Frequently Asked Questions
How accurate is the calculator?
The tool typically stays within ±5% of measured values when users enter actual copper coverage and plating data. Deviations larger than that usually stem from unmodeled elements such as thick soldermask dams, heavy heatsinks soldered directly to the board, or component mass that was mistakenly attributed to the PCB itself.
Does soldermask significantly affect weight?
Soldermask layers are thin and have lower density than FR4, so they contribute only a fraction of a gram on most designs. They become relevant for very large control panels or when calculating the total mass for precise aerospace payloads. The calculator omits soldermask by default, but you can approximate its effect by adding 0.02 mm to the core thickness if needed.
Can I use the calculator for rigid-flex designs?

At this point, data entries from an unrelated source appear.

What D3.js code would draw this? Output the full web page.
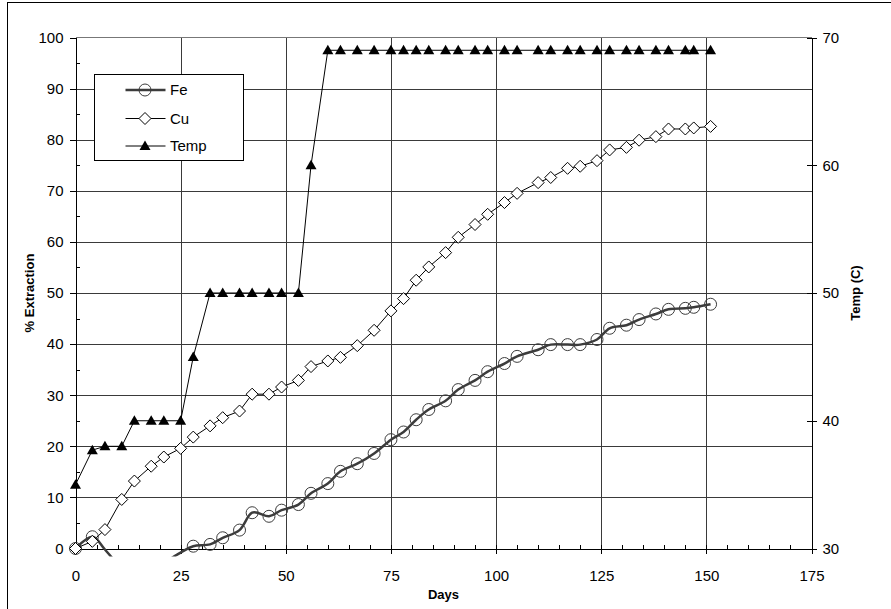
<!DOCTYPE html>
<html>
<head>
<meta charset="utf-8">
<script src="https://cdn.jsdelivr.net/npm/d3@7/dist/d3.min.js"></script>
<style>
  html, body { margin: 0; padding: 0; background: #fff; }
  svg { display: block; }
  text { font-family: "Liberation Sans", Arial, sans-serif; fill: #000; }
</style>
</head>
<body>
<svg id="chart" width="891" height="609"></svg>
<script>
// ---- Data ----
const days = [0,4,7,11,14,18,21,25,28,32,35,39,42,46,49,53,56,60,63,67,71,75,78,81,84,88,91,95,98,102,105,110,113,117,120,124,127,131,134,138,141,145,147,151];
const fe = [0,2.3,-0.2,-4,-6,-6,-3,-0.8,0.45,0.8,2.1,3.6,7.0,6.3,7.5,8.6,10.8,12.7,15.1,16.6,18.6,21.3,22.8,25.2,27.2,28.9,31.1,32.9,34.6,36.2,37.6,38.9,39.9,39.9,39.9,40.9,43.1,43.7,44.8,45.9,46.8,47.0,47.2,47.8];
const cu = [0,1.4,3.7,9.6,13.2,16.1,17.9,19.6,21.8,24.0,25.6,26.9,30.2,30.2,31.6,32.9,35.6,36.7,37.4,39.7,42.7,46.5,48.9,52.5,55.1,57.9,60.9,63.4,65.4,67.7,69.5,71.6,72.6,74.4,74.8,75.9,78.0,78.5,79.9,80.6,82.1,82.1,82.3,82.6];
const temp = [35,37.7,38,38,40,40,40,40,45,50,50,50,50,50,50,50,60,69,69,69,69,69,69,69,69,69,69,69,69,69,69,69,69,69,69,69,69,69,69,69,69,69,69,69];
const xTicks = [0,25,50,75,100,125,150,175];
const xMinor = d3.range(0,176,5);
const yTicks = [0,10,20,30,40,50,60,70,80,90,100];
const yMinor = d3.range(5,100,10);
const tTicks = [30,40,50,60,70];
const seriesNames = ["Fe","Cu","Temp"];

// ---- Layout ----
const svg = d3.select("#chart");
const L = 75.5, R = 811.5, T = 37.5, B = 548.5;
const x = d3.scaleLinear().domain([0,175]).range([L,R]);
const y = d3.scaleLinear().domain([0,100]).range([B,T]);
const yT = d3.scaleLinear().domain([30,70]).range([B,T]);
const gridColor = "#3a3a3a";

// outer frame
svg.append("rect").attr("x",7.5).attr("y",2.5).attr("width",900).attr("height",620)
  .attr("fill","none").attr("stroke","#000").attr("stroke-width",1);

// plot area top border
svg.append("line").attr("x1",L).attr("x2",R).attr("y1",T).attr("y2",T)
  .attr("stroke","#777").attr("shape-rendering","crispEdges");

// gridlines
const grid = svg.append("g").attr("shape-rendering","crispEdges").attr("stroke",gridColor).attr("stroke-width",1);
grid.selectAll("line.h").data(yTicks.filter(v=>v>0 && v<100)).join("line")
  .attr("x1",L).attr("x2",R).attr("y1",d=>Math.round(y(d))+0.5).attr("y2",d=>Math.round(y(d))+0.5);
grid.selectAll("line.v").data(xTicks.filter(v=>v>0 && v<175)).join("line")
  .attr("y1",T).attr("y2",B).attr("x1",d=>Math.round(x(d))+0.5).attr("x2",d=>Math.round(x(d))+0.5);

// axes
const fontSize = "15px";
const axB = svg.append("g").attr("transform",`translate(0,${B})`)
  .call(d3.axisBottom(x).tickValues(xTicks).tickSizeInner(5).tickSizeOuter(0).tickPadding(17));
svg.append("g").attr("transform",`translate(0,${B})`)
  .call(d3.axisBottom(x).tickValues(xMinor).tickSizeInner(-4).tickSizeOuter(0).tickFormat(""));
const axL = svg.append("g").attr("transform",`translate(${L},0)`)
  .call(d3.axisLeft(y).tickValues(yTicks).tickSizeInner(6).tickSizeOuter(0).tickPadding(6));
svg.append("g").attr("transform",`translate(${L},0)`)
  .call(d3.axisLeft(y).tickValues(yMinor).tickSizeInner(-4).tickSizeOuter(0).tickFormat(""));
const axR = svg.append("g").attr("transform",`translate(${R},0)`)
  .call(d3.axisRight(yT).tickValues(tTicks).tickSizeInner(5).tickSizeOuter(0).tickPadding(6));
svg.append("g").attr("transform",`translate(${R},0)`)
  .call(d3.axisLeft(yT).tickValues(tTicks).tickSizeInner(5).tickSizeOuter(0).tickFormat(""));
svg.selectAll(".domain").attr("stroke","#000").attr("shape-rendering","crispEdges");
svg.selectAll(".tick line").attr("stroke","#000").attr("shape-rendering","crispEdges");
svg.selectAll(".tick text").attr("font-family","Liberation Sans, Arial, sans-serif").attr("font-size",fontSize).attr("fill","#000");

// axis titles
svg.append("text").attr("x",(L+R)/2).attr("y",599).attr("text-anchor","middle")
  .attr("font-weight","bold").attr("font-size","13px").text("Days");
svg.append("text").attr("transform",`translate(34,${(T+B)/2}) rotate(-90)`).attr("text-anchor","middle")
  .attr("font-weight","bold").attr("font-size","13px").text("% Extraction");
svg.append("text").attr("transform",`translate(860,${(T+B)/2}) rotate(-90)`).attr("text-anchor","middle")
  .attr("font-weight","bold").attr("font-size","13px").text("Temp (C)");

// clip for lines
const defs = svg.append("defs");
defs.append("clipPath").attr("id","clipLine").append("rect")
  .attr("x",L).attr("y",T-8).attr("width",R-L).attr("height",B-T+16);

const feData = days.map((d,i)=>({d, v:fe[i]}));
const cuData = days.map((d,i)=>({d, v:cu[i]}));
const tData = days.map((d,i)=>({d, v:temp[i]}));

// Temp line
svg.append("path").datum(tData).attr("clip-path","url(#clipLine)")
  .attr("fill","none").attr("stroke","#000").attr("stroke-width",1)
  .attr("d", d3.line().x(p=>x(p.d)).y(p=>yT(p.v)));
// Cu line
svg.append("path").datum(cuData).attr("clip-path","url(#clipLine)")
  .attr("fill","none").attr("stroke","#000").attr("stroke-width",1)
  .attr("d", d3.line().x(p=>x(p.d)).y(p=>y(p.v)));
// Fe smoothed line
svg.append("path").datum(feData).attr("clip-path","url(#clipLine)")
  .attr("fill","none").attr("stroke","#3c3c3c").attr("stroke-width",2.5)
  .attr("d", d3.line().curve(d3.curveCardinal.tension(0)).x(p=>x(p.d)).y(p=>y(p.v)));

// markers (only points inside the axis range are drawn)
const inRange = p => p.v >= 0 && p.v <= 100;
const triPath = "M0,-5.5L5.5,4L-5.5,4Z";
const diaPath = "M0,-6L6,0L0,6L-6,0Z";

svg.append("g").selectAll("circle").data(feData.filter(inRange)).join("circle")
  .attr("cx",p=>x(p.d)).attr("cy",p=>y(p.v)).attr("r",6)
  .attr("fill","none").attr("stroke","#3c3c3c").attr("stroke-width",1);
svg.append("g").selectAll("path").data(cuData.filter(inRange)).join("path")
  .attr("transform",p=>`translate(${x(p.d)},${y(p.v)})`).attr("d",diaPath)
  .attr("fill","#fff").attr("stroke","#000").attr("stroke-width",1);
svg.append("g").selectAll("path").data(tData).join("path")
  .attr("transform",p=>`translate(${x(p.d)},${yT(p.v)})`).attr("d",triPath)
  .attr("fill","#000");

// legend
const lg = svg.append("g");
lg.append("rect").attr("x",94.5).attr("y",74.5).attr("width",149).attr("height",86)
  .attr("fill","#fff").attr("stroke","#000").attr("stroke-width",1).attr("shape-rendering","crispEdges");
const ly = [90,118.5,146];
seriesNames.forEach((name,i)=>{
  const g = lg.append("g").attr("transform",`translate(0,${ly[i]})`);
  g.append("line").attr("x1",125.5).attr("x2",165.5).attr("y1",0).attr("y2",0)
    .attr("stroke", i===0 ? "#3c3c3c" : "#000").attr("stroke-width", i===0 ? 2.5 : 1);
  if (i===0) g.append("circle").attr("cx",145).attr("cy",0).attr("r",6).attr("fill","none").attr("stroke","#3c3c3c");
  if (i===1) g.append("path").attr("transform","translate(145,0)").attr("d",diaPath).attr("fill","#fff").attr("stroke","#000");
  if (i===2) g.append("path").attr("transform","translate(145,0)").attr("d",triPath).attr("fill","#000");
  g.append("text").attr("x",170).attr("y",0).attr("dy","0.35em").attr("font-size","15px").text(name);
});
</script>
</body>
</html>
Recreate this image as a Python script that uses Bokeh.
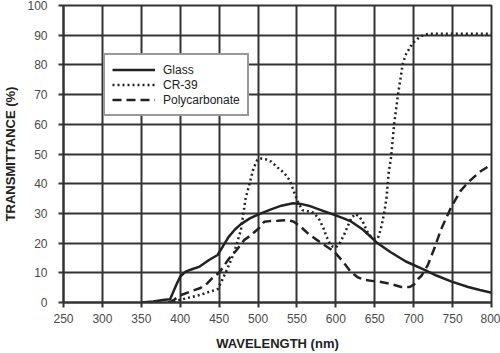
from bokeh.plotting import figure
from bokeh.models import Range1d, FixedTicker, Legend, LegendItem
from bokeh.embed import file_html
from bokeh.resources import INLINE

x_ticks = [250, 300, 350, 400, 450, 500, 550, 600, 650, 700, 750, 800]
y_ticks = [0, 10, 20, 30, 40, 50, 60, 70, 80, 90, 100]

glass_x = [350, 365, 380, 387, 395, 400, 407, 415, 425, 437, 448, 455, 462, 470, 478, 490, 500, 515,
           530, 545, 555, 565, 580, 598, 610, 620, 635, 652, 670, 690, 714, 730, 748, 770, 785, 800]
glass_y = [0, 0.3, 0.9, 1.1, 6, 8.7, 10.4, 11.2, 12.1, 14.3, 16, 19, 22, 24.5, 26.4, 28.4, 29.6, 31.2,
           32.6, 33.4, 33.2, 32.6, 31.2, 29.5, 28.3, 27.2, 24.5, 20.3, 17, 13.8, 11, 9, 7.1, 5.2, 4.2, 3.3]

cr39_x = [385, 400, 426, 440, 448, 454, 460, 469, 478, 484, 489, 494, 499, 504, 510, 517, 525, 534,
          541, 547, 552, 557, 563, 569, 574, 579, 584, 588, 592, 596, 600, 605, 610, 615, 620, 625,
          630, 635, 640, 645, 650, 654, 658, 662, 665, 668, 671, 675, 680, 686, 690, 695, 700, 705,
          712, 720, 760, 800]
cr39_y = [0, 0.9, 2.6, 3.8, 4.5, 7.6, 11, 16.6, 24.4, 35, 40, 45, 48, 48.5, 48.2, 47.4, 45.5, 43.5,
          41, 36.7, 33.5, 31.1, 30.8, 30.6, 29.5, 27.8, 25, 22.2, 20, 18.8, 18.5, 20, 22.5, 25.5, 28.5, 29.8,
          29, 27, 24, 22.2, 21.5, 21.6, 25, 30, 35, 44, 49, 60.3, 70.3, 80.4, 83.5, 85.8, 87.6, 88.8,
          90, 90.5, 90.5, 90.5]

pc_x = [385, 392, 400, 412, 426, 435, 443, 450, 460, 465, 472, 482, 490, 501, 508, 515, 525, 538,
        546, 555, 565, 576, 587, 598, 609, 619, 628, 637, 648, 656, 670, 684, 695, 701, 706, 710,
        718, 727, 735, 748, 760, 770, 785, 800]
pc_y = [0, 0.9, 2.4, 3.6, 4.9, 6.5, 8.7, 10, 13.8, 15.5, 17.5, 21, 22.5, 25, 27.2, 27.4, 27.5, 27.8,
        27.2, 25.5, 23, 21, 19, 17.1, 13.8, 10.4, 8.5, 7.6, 7.2, 7, 6.3, 5.2, 5.2, 6.2, 8, 9,
        12.5, 18.5, 24.5, 32, 37.5, 40.5, 44, 46.5]

FONT = "Liberation Sans"
GRID = "#333333"

p = figure(width=500, height=353, output_backend="svg", toolbar_location=None,
           x_range=Range1d(250, 800), y_range=Range1d(0, 100),
           min_border_left=63, min_border_right=9, min_border_top=5, min_border_bottom=50)
p.background_fill_color = "white"
p.border_fill_color = "white"
p.outline_line_color = GRID
p.outline_line_width = 2

for ax in (p.xaxis[0], p.yaxis[0]):
    ax.axis_line_color = GRID
    ax.axis_line_width = 2
    ax.major_tick_line_color = GRID
    ax.major_tick_line_width = 2
    ax.major_tick_out = 5
    ax.major_tick_in = 0
    ax.minor_tick_line_color = None
    ax.major_label_text_font = FONT
    ax.major_label_text_font_size = "12px"
    ax.major_label_text_color = "#4a4a4a"
    ax.axis_label_text_font = FONT
    ax.axis_label_text_font_style = "bold"
    ax.axis_label_text_font_size = "13px"
    ax.axis_label_text_color = "#222222"

p.xaxis[0].ticker = FixedTicker(ticks=x_ticks)
p.yaxis[0].ticker = FixedTicker(ticks=y_ticks)
p.xaxis[0].axis_label = "WAVELENGTH (nm)"
p.yaxis[0].axis_label = "TRANSMITTANCE (%)"
p.xaxis[0].major_label_standoff = 6
p.yaxis[0].major_label_standoff = 11
p.xaxis[0].axis_label_standoff = 10
p.yaxis[0].axis_label_standoff = 6

p.xgrid.ticker = FixedTicker(ticks=x_ticks)
p.ygrid.ticker = FixedTicker(ticks=y_ticks)
for g in (p.xgrid[0], p.ygrid[0]):
    g.grid_line_color = GRID
    g.grid_line_width = 2
    g.grid_line_alpha = 1

r_glass = p.line(glass_x, glass_y, line_color="#222222", line_width=2.5)
r_cr = p.line(cr39_x, cr39_y, line_color="#222222", line_width=2.5, line_dash="2 3")
r_pc = p.line(pc_x, pc_y, line_color="#222222", line_width=2.5, line_dash="9 5")

legend = Legend(items=[LegendItem(label="Glass", renderers=[r_glass]),
                       LegendItem(label="CR-39", renderers=[r_cr]),
                       LegendItem(label="Polycarbonate", renderers=[r_pc])],
                location=(40, 186))
legend.border_line_color = GRID
legend.border_line_width = 2
legend.background_fill_color = "white"
legend.background_fill_alpha = 1
legend.label_text_font = FONT
legend.label_text_font_size = "12px"
legend.label_text_color = "#222222"
legend.glyph_width = 43
legend.glyph_height = 15
legend.label_height = 15
legend.label_width = 76
legend.label_standoff = 8
legend.spacing = 0
legend.padding = 7
legend.margin = 0
p.add_layout(legend, "center")

open("out.html", "w").write(file_html(p, INLINE))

You can model the rigid sections by entering their specific dimensions and stack-up. For the flex tails, use the same approach but substitute the density of polyimide (about 1.42 g/cm³) for the FR4 portion. Run the calculator twice and add the results to model the entire assembly. Future updates will incorporate mixed-material handling directly.
How do I handle selective heavy copper?
If only a subset of the layers uses heavier copper, run the calculator in two passes. First, enter the baseline stack-up with standard copper. Then calculate the difference by entering just the heavy copper layers and subtracting the overlapping FR4 portion. Summing the two results yields the most realistic value without complex manual math.
Ultimately, the FR4 PCB weight calculator streamlines what used to require spreadsheets, density charts, and lab measurements. By combining precise geometry inputs, density references rooted in authoritative sources, and a real-time visualization, it empowers engineers to make faster and better-informed decisions across the entire product lifecycle.